By following this tutorial, we have used a multiple sequence alignment and a time series of observed (but not sequenced) case data to estimate the basic reproduction number of a pathogen and the prevalence of the disease at the time of the last observation in our simulated epidemic.

The first figure shows the posterior distribution of the (basic) reproduction number as inferred during your BEAST run. The true value for the reproduction number (defined as a known value in the simulation) is shown as a vertical line.

Note how in the plot, the 95% HPD includes the real value of the basic reproduction number. We would expect to recover the true value of an estimated parameter credible interval when working with real-world data.
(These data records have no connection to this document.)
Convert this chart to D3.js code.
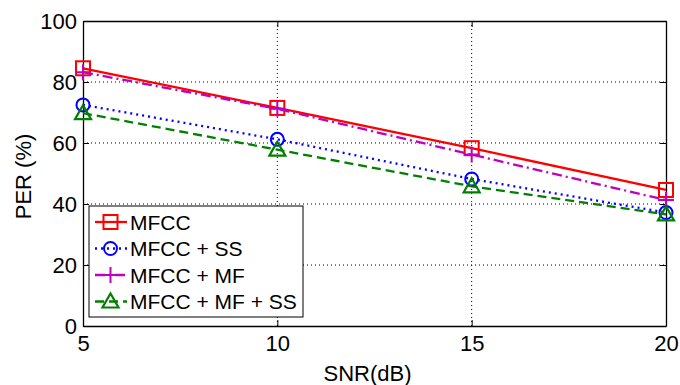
<!DOCTYPE html>
<html>
<head>
<meta charset="utf-8">
<script src="https://cdn.jsdelivr.net/npm/d3@7"></script>
<style>
  body { margin: 0; background: #fff; }
  text { font-family: "Liberation Sans", Arial, sans-serif; }
</style>
</head>
<body>
<div class="chart"></div>
<script>
// data
var snr = [5, 10, 15, 20];
var mfcc = [84.5, 71.5, 58.3, 44.6];
var mfccSS = [72.5, 61.2, 48.2, 37.2];
var mfccMF = [83.2, 71.2, 56.2, 41.3];
var mfccMFSS = [69.8, 57.8, 45.8, 36.6];
var xTicks = [5, 10, 15, 20];
var yTicks = [0, 20, 40, 60, 80, 100];

var seriesNames = ["MFCC", "MFCC + SS", "MFCC + MF", "MFCC + MF + SS"];
var seriesValues = [mfcc, mfccSS, mfccMF, mfccMFSS];
var colors = ["#ff0000", "#0000ff", "#bf00bf", "#008000"];
var dashes = [null, "2,4", "10,4,2,4", "9,5"];
var markers = ["square", "circle", "plus", "triangle"];

var svgWidth = 680;
var svgHeight = 385;

var margin = { top: 21, right: 14, bottom: 59, left: 83 };
var width = svgWidth - margin.left - margin.right;
var height = svgHeight - margin.top - margin.bottom;

var svg = d3.select(".chart")
    .append("svg")
    .attr("width", svgWidth)
    .attr("height", svgHeight);

var chartGroup = svg.append("g")
    .attr("transform", `translate(${margin.left}, ${margin.top})`);

var x = d3.scaleLinear().domain([5, 20]).range([0, width]);
var y = d3.scaleLinear().domain([0, 100]).range([height, 0]);

// grid
chartGroup.append("g").selectAll("line")
    .data(xTicks.slice(1, -1))
    .enter().append("line")
    .attr("x1", d => x(d)).attr("x2", d => x(d))
    .attr("y1", 0).attr("y2", height)
    .attr("stroke", "#000").attr("stroke-width", 1)
    .attr("stroke-dasharray", "1,3");

chartGroup.append("g").selectAll("line")
    .data(yTicks.slice(1, -1))
    .enter().append("line")
    .attr("x1", 0).attr("x2", width)
    .attr("y1", d => y(d)).attr("y2", d => y(d))
    .attr("stroke", "#000").attr("stroke-width", 1)
    .attr("stroke-dasharray", "1,3");

// axes, matlab style ticks pointing inward
var bottomAxis = d3.axisBottom(x).tickValues(xTicks).tickSizeInner(-6).tickSizeOuter(0).tickPadding(9);
var leftAxis = d3.axisLeft(y).tickValues(yTicks).tickSizeInner(-6).tickSizeOuter(0).tickPadding(6);
var topAxis = d3.axisTop(x).tickValues(xTicks).tickSizeInner(-6).tickSizeOuter(0).tickFormat("");
var rightAxis = d3.axisRight(y).tickValues(yTicks).tickSizeInner(-6).tickSizeOuter(0).tickFormat("");

function styleAxis(g) {
    g.selectAll("path").attr("stroke", "#000").attr("stroke-width", 1.3);
    g.selectAll("line").attr("stroke", "#000").attr("stroke-width", 1);
    g.selectAll("text").attr("fill", "#000").style("font-size", "22px")
        .style("font-family", "'Liberation Sans', Arial, sans-serif");
}

chartGroup.append("g").attr("transform", `translate(0, ${height})`).call(bottomAxis).call(styleAxis);
chartGroup.append("g").call(leftAxis).call(styleAxis);
chartGroup.append("g").call(topAxis).call(styleAxis);
chartGroup.append("g").attr("transform", `translate(${width}, 0)`).call(rightAxis).call(styleAxis);

// lines
var line = d3.line()
    .x((d, i) => x(snr[i]))
    .y(d => y(d));

function drawMarker(g, type, cx, cy, color) {
    if (type === "square") {
        g.append("rect").attr("x", cx - 7).attr("y", cy - 7).attr("width", 14).attr("height", 14)
            .attr("fill", "none").attr("stroke", color).attr("stroke-width", 2);
    } else if (type === "circle") {
        g.append("circle").attr("cx", cx).attr("cy", cy).attr("r", 6.5)
            .attr("fill", "none").attr("stroke", color).attr("stroke-width", 2);
    } else if (type === "plus") {
        g.append("path").attr("d", `M${cx - 8},${cy}H${cx + 8}M${cx},${cy - 8}V${cy + 8}`)
            .attr("fill", "none").attr("stroke", color).attr("stroke-width", 2);
    } else {
        g.append("path").attr("d", `M${cx},${cy - 8}L${cx + 8},${cy + 6}L${cx - 8},${cy + 6}Z`)
            .attr("fill", "none").attr("stroke", color).attr("stroke-width", 2.2);
    }
}

seriesValues.forEach(function(vals, s) {
    chartGroup.append("path")
        .datum(vals)
        .attr("d", line)
        .attr("fill", "none")
        .attr("stroke", colors[s])
        .attr("stroke-width", 2.3)
        .attr("stroke-dasharray", dashes[s]);
    var mg = chartGroup.append("g");
    vals.forEach(function(v, i) {
        drawMarker(mg, markers[s], x(snr[i]), y(v), colors[s]);
    });
});

// legend
var legend = svg.append("g").attr("transform", "translate(89, 206)");
legend.append("rect")
    .attr("x", 0).attr("y", 0).attr("width", 214).attr("height", 111)
    .attr("fill", "#fff").attr("stroke", "#000").attr("stroke-width", 1);

seriesNames.forEach(function(name, s) {
    var ly = 16 + s * 26.5;
    legend.append("line")
        .attr("x1", 6).attr("x2", 38).attr("y1", ly).attr("y2", ly)
        .attr("stroke", colors[s]).attr("stroke-width", 2.3)
        .attr("stroke-dasharray", dashes[s]);
    drawMarker(legend, markers[s], 21.5, ly, colors[s]);
    legend.append("text")
        .attr("x", 41).attr("y", ly + 7.5)
        .style("font-size", "21px")
        .attr("fill", "#000")
        .text(name);
});

// axis labels
svg.append("text")
    .attr("transform", `translate(31, ${margin.top + height / 2 + 3}) rotate(-90)`)
    .attr("text-anchor", "middle")
    .style("font-size", "22px")
    .text("PER (%)");

svg.append("text")
    .attr("x", margin.left + width / 2 - 7)
    .attr("y", 381)
    .attr("text-anchor", "middle")
    .style("font-size", "22px")
    .text("SNR(dB)");
</script>
</body>
</html>
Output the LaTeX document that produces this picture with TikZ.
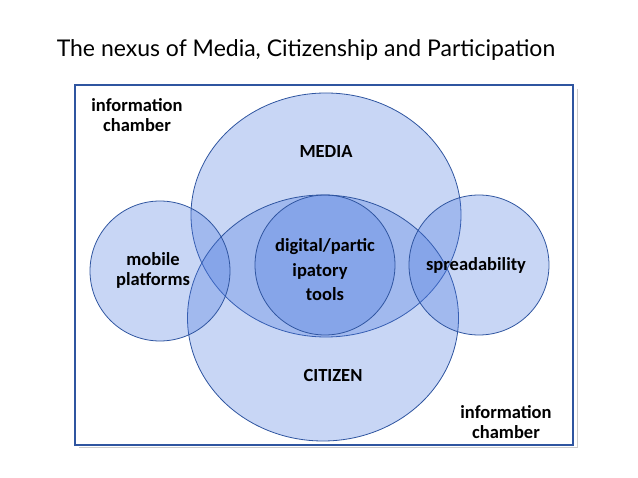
\documentclass[tikz,border=0pt]{standalone}
\usepackage{fontspec}
\setmainfont{Carlito}
\newfontfamily\titlefont{Lato}
\usetikzlibrary{shapes.geometric}
\definecolor{setfill}{RGB}{72,118,222}
\definecolor{setrim}{RGB}{47,85,160}

\begin{document}
\begin{tikzpicture}[x=1pt,y=-1pt,
  set/.style={draw=setrim, line width=0.8pt, fill=setfill, fill opacity=0.3, text opacity=1, inner sep=0pt, outer sep=0pt},
  word/.style={font=\fontsize{18.5}{20}\selectfont\bfseries, align=center, inner sep=0pt}]
  \useasboundingbox (0,0) rectangle (638,478);

  \node (title) at (306,50) {\titlefont\fontsize{23}{26}\selectfont The nexus of Media, Citizenship and Participation};

  % frame, with its grey shadow
  \draw[black!20, line width=1pt] (577,89) -- (577,448) -- (79,448);
  \draw[setrim, line width=1.4pt] (75,85) rectangle (573,445);

  % sets
  \node (media)   [set, ellipse, minimum width=270pt, minimum height=244pt] at (326,215) {};
  \node (citizen) [set, ellipse, minimum width=271pt, minimum height=246pt] at (323,318) {};
  \node (mobile)  [set, circle, minimum size=140pt] at (160,271) {};
  \node (spread)  [set, circle, minimum size=140pt] at (479,265) {};
  \node (tools)   [set, circle, minimum size=140pt] at (325,265) {};

  % texts
  \node (medialabel)   [word] at (326,152) {MEDIA};
  \node (citizenlabel) [word] at (333,375) {CITIZEN};
  \node (mobilelabel)  [word] at (153,270) {mobile\\platforms};
  \node (spreadlabel)  [word] at (476,265) {spreadability};
  \node (toolslabel)   [word, font=\fontsize{18.5}{24.5}\selectfont\bfseries] at (325,270) {digital/partic\\ipatory\rule{10pt}{0pt}\\tools};
  \node (infotop)      [word] at (137,115) {information\\chamber};
  \node (infobottom)   [word] at (506,422) {information\\chamber};
\end{tikzpicture}
\end{document}
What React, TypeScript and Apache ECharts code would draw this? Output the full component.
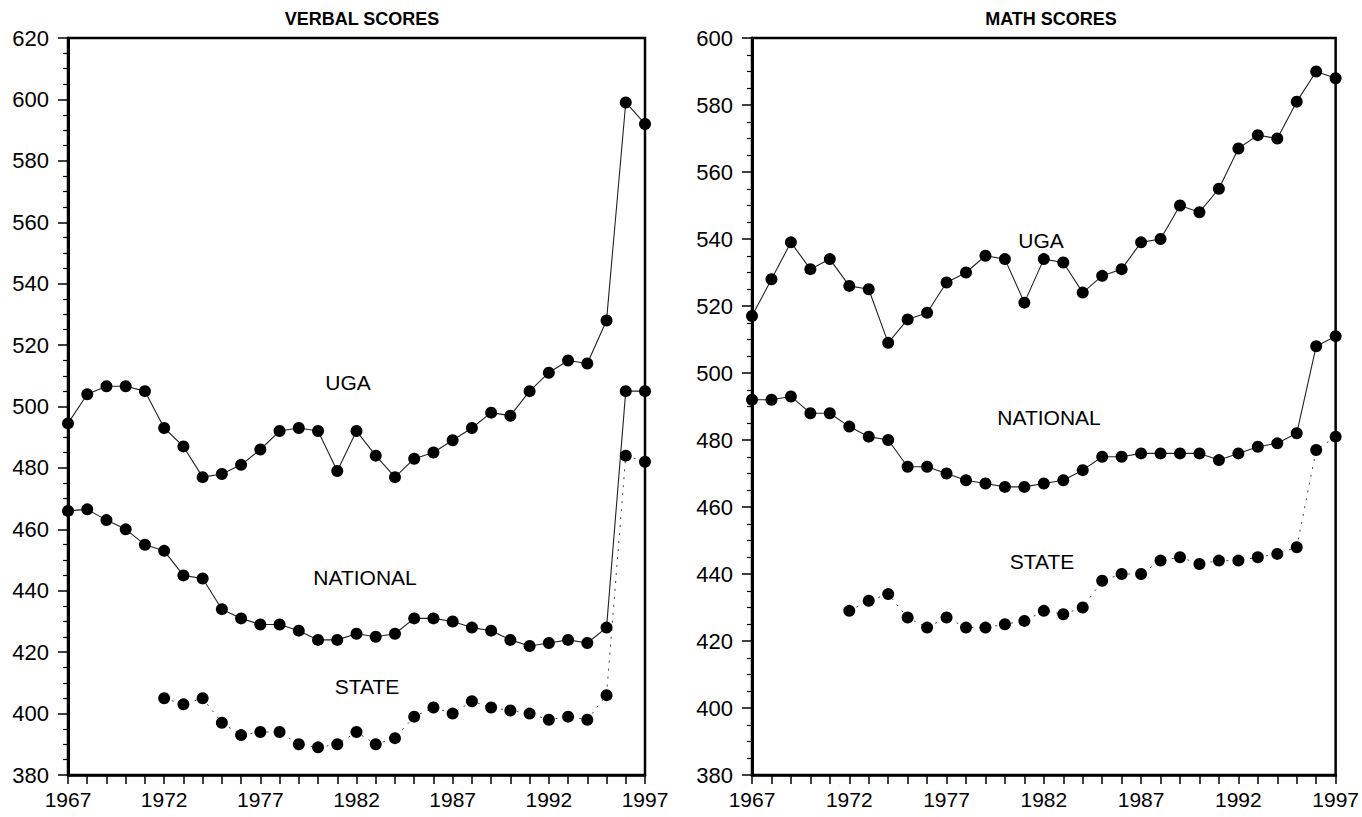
import React, { useEffect, useRef } from "react";
import * as echarts from "echarts";

const years = Array.from({ length: 31 }, (_, i) => String(1967 + i));

const verbalUGA = [494.5, 504, 506.6, 506.6, 505, 493, 487, 477, 478, 481, 486, 492, 493, 492, 479, 492, 484, 477, 483, 485, 489, 493, 498, 497, 505, 511, 515, 514, 528, 599, 592];
const verbalNational = [466, 466.5, 463, 460, 455, 453, 445, 444, 434, 431, 429, 429, 427, 424, 424, 426, 425, 426, 431, 431, 430, 428, 427, 424, 422, 423, 424, 423, 428, 505, 505];
const verbalState = [null, null, null, null, null, 405, 403, 405, 397, 393, 394, 394, 390, 389, 390, 394, 390, 392, 399, 402, 400, 404, 402, 401, 400, 398, 399, 398, 406, 484, 482];

const mathUGA = [517, 528, 539, 531, 534, 526, 525, 509, 516, 518, 527, 530, 535, 534, 521, 534, 533, 524, 529, 531, 539, 540, 550, 548, 555, 567, 571, 570, 581, 590, 588];
const mathNational = [492, 492, 493, 488, 488, 484, 481, 480, 472, 472, 470, 468, 467, 466, 466, 467, 468, 471, 475, 475, 476, 476, 476, 476, 474, 476, 478, 479, 482, 508, 511];
const mathState = [null, null, null, null, null, 429, 432, 434, 427, 424, 427, 424, 424, 425, 426, 429, 428, 430, 438, 440, 440, 444, 445, 443, 444, 444, 445, 446, 448, 477, 481];

const panelTitles = ["VERBAL SCORES", "MATH SCORES"];
const seriesNames = ["UGA", "NATIONAL", "STATE"];

const FONT = "'Liberation Sans', Arial, Helvetica, sans-serif";

export default function App() {
  const ref = useRef<HTMLDivElement>(null);
  useEffect(() => {
    const chart = echarts.init(ref.current!, null, { renderer: "svg" });

    const xAxisBase = (gi: number) => ({
      type: "category",
      gridIndex: gi,
      data: years,
      boundaryGap: false,
      axisLine: { show: true, lineStyle: { color: "#000", width: 2.5 } },
      axisTick: { show: true, interval: 0, length: 9, inside: false, lineStyle: { color: "#000", width: 1.5 } },
      axisLabel: { interval: 4, color: "#000", fontSize: 21, fontFamily: FONT, margin: 14 },
      splitLine: { show: false },
    });
    const yAxisBase = (gi: number, max: number) => ({
      type: "value",
      gridIndex: gi,
      min: 380,
      max,
      interval: 20,
      axisLine: { show: true, lineStyle: { color: "#000", width: 3 } },
      axisTick: { show: true, length: 10, lineStyle: { color: "#000", width: 1.5 } },
      minorTick: { show: true, splitNumber: 4, length: 5, lineStyle: { color: "#000", width: 1.2 } },
      axisLabel: { color: "#000", fontSize: 22, fontFamily: FONT, margin: 19 },
      splitLine: { show: false },
    });

    const mk = (name: string, data: any[], gi: number, dotted: boolean) => ({
      name,
      type: "line",
      xAxisIndex: gi,
      yAxisIndex: gi,
      data,
      connectNulls: false,
      symbol: "circle",
      symbolSize: 12,
      itemStyle: { color: "#000" },
      lineStyle: dotted
        ? { color: "#444", width: 1, type: [2, 6] }
        : { color: "#222", width: 1.1 },
      emphasis: { disabled: true },
      z: 3,
    });

    const labelStyle = { fill: "#000", fontSize: 21, fontFamily: FONT };

    chart.setOption({
      animation: false,
      backgroundColor: "#fff",
      title: [
        { text: panelTitles[0], left: 357, top: 5, textAlign: "center", textStyle: { fontSize: 18, fontWeight: "bold", fontFamily: FONT, color: "#000" } },
        { text: panelTitles[1], left: 1046, top: 5, textAlign: "center", textStyle: { fontSize: 18, fontWeight: "bold", fontFamily: FONT, color: "#000" } },
      ],
      grid: [
        { left: 68, right: 1362 - 645, top: 38, bottom: 42, show: true, borderColor: "#000", borderWidth: 2.5, backgroundColor: "transparent" },
        { left: 752, right: 1362 - 1338, top: 38, bottom: 42, show: true, borderColor: "#000", borderWidth: 2.5, backgroundColor: "transparent" },
      ],
      xAxis: [xAxisBase(0), xAxisBase(1)],
      yAxis: [yAxisBase(0, 620), yAxisBase(1, 600)],
      series: [
        mk(seriesNames[0], verbalUGA, 0, false),
        mk(seriesNames[1], verbalNational, 0, false),
        mk(seriesNames[2], verbalState, 0, true),
        mk(seriesNames[0], mathUGA, 1, false),
        mk(seriesNames[1], mathNational, 1, false),
        mk(seriesNames[2], mathState, 1, true),
      ],
      graphic: [
        { type: "text", x: 348, y: 382, style: { ...labelStyle, text: seriesNames[0], align: "center", verticalAlign: "middle" } },
        { type: "text", x: 365, y: 577, style: { ...labelStyle, text: seriesNames[1], align: "center", verticalAlign: "middle" } },
        { type: "text", x: 367, y: 686, style: { ...labelStyle, text: seriesNames[2], align: "center", verticalAlign: "middle" } },
        { type: "text", x: 1041, y: 240, style: { ...labelStyle, text: seriesNames[0], align: "center", verticalAlign: "middle" } },
        { type: "text", x: 1049, y: 417, style: { ...labelStyle, text: seriesNames[1], align: "center", verticalAlign: "middle" } },
        { type: "text", x: 1042, y: 561, style: { ...labelStyle, text: seriesNames[2], align: "center", verticalAlign: "middle" } },
      ],
    });
    return () => chart.dispose();
  }, []);

  return (
    <div
      ref={ref}
      style={{ position: "fixed", left: 0, top: 0, width: 1362, height: 817, background: "#fff" }}
    />
  );
}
If you have run the MCMC with the history size checks included, the post-processing will generate a second figure. The second figure shows the posterior distribution of the prevalence at the time of the last observation, i.e. the number of infectious people at the present time. Recall from the observation we made above that this number should be approximately 2250 infectious cases at that time. How does the estimate from the figure below and the estimate from your own analysis compare to the true number of infectious cases at this last time point?

The plots produced by the provided R script from your analysis should look very similar to the ones shown above but not identical. Remember that the MCMC samples across parameter space randomly, but while the exact values vary from one run to the next, the distribution of these values should be mostly the same.